Tre operai in pensione. Tre uomini anziani, ma non troppo, con mogli, nipotini e figli che non li comprendono. Sullo sfondo Torino, il quartiere di Mirafiori e lei, soprattutto: la fabbrica. Si chiami FIAT, cioè quella per antonomasia sotto la Mole e in Italia, o comunque tutti gli stabilimenti dell’indotto. Franco (Alessandro Haber), Delfino (Antonio Catania) e Carlo (Giorgio Colangeli) assemblavano le FIAT 131, erano operai torinesi che vivevano in simbiosi, con il lavoro in catena di montaggio, nella fabbrica che era “castello delle favole” (dice Carlo al nipotino) e vampiro di energie, croce e delizia della propria esistenza. Ormai sono in pensione, ma non riescono a non tornare col pensiero, e con il corpo, al luogo della loro vita lavorativa. E così lo occupano (in tre!!!), diventando un piccolo caso mediatico nel quartiere.
Esordio alla regia di Stefano Di Polito (che compare in un cameo, nel ruolo di un giostraio gitano), con uno spunto narrativo molto interessante, che mescola la memoria e il presente, la nostalgia del passato e il presente post-industriale. Intersecando immagini di repertorio (che arrivano dal film di Scola “Trevico-Torino”), al racconto di fiction dei tre ex operai, calibrando il cuore del ragionamento sullo spaesamento dei tre protagonisti (e di un quartiere intero, probabilmente), che non riescono a rassegnarsi a una società cambiata, con rapporti di forza diversi, valori perduti (l’incomprensione coi figli), che inseguono fantasmi del passato, che ormai hanno solo le sembianze scheletriche dei capannoni abbandonati.
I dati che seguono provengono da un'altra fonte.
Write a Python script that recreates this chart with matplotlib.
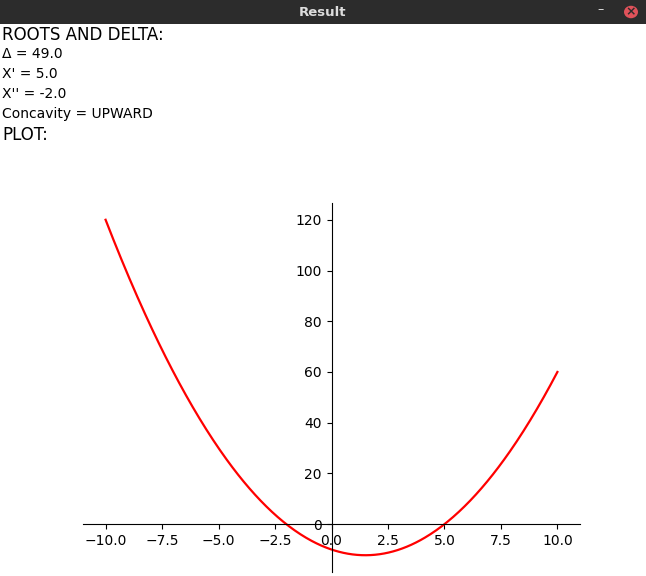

Commedia agrodolce (piccole apparizioni per Mimmo Calopresti, che produce anche il film e Lorenzo Ventavoli), che non riesce purtroppo a trovare l’amalgama perfetta: a testimonianza, probabilmente, di quanto sia difficile oggi raccontare quel che era la fabbrica e la vita organizzata sui suoi ritmi. Lo scarto tra generazioni rimane palese. Ho l’impressione che a quelli della mia età (tanto meno a chi è nato dopo di me) possa comunicare poco, come poco dissero, pur nel loro pregio, documentari dello scorso anno come “La zuppa del demonio” e “Togliatti(grad)”. Non abbiamo più lo stesso codice interpretativo, ci sembra fiction o tempo troppo lontano, anche se appartiene alla generazione dei nostri nonni. Paradossi di chi è nato alla fine di quel secolo, in cui l’industria era l’architrave, nel bene e nel male, di una società. Anche questo è “Mirafiori Lunapark”, il suo imbarazzo un po’ goffo, è fisiologico.
Resta una favola riuscita a metà, sospesa nel tempo e nello spazio, come lo stabilimento di Mirafiori, che diventa piccolo luogo di giochi per i bimbi del quartiere.
A molti in questa città, suonerà famigliare.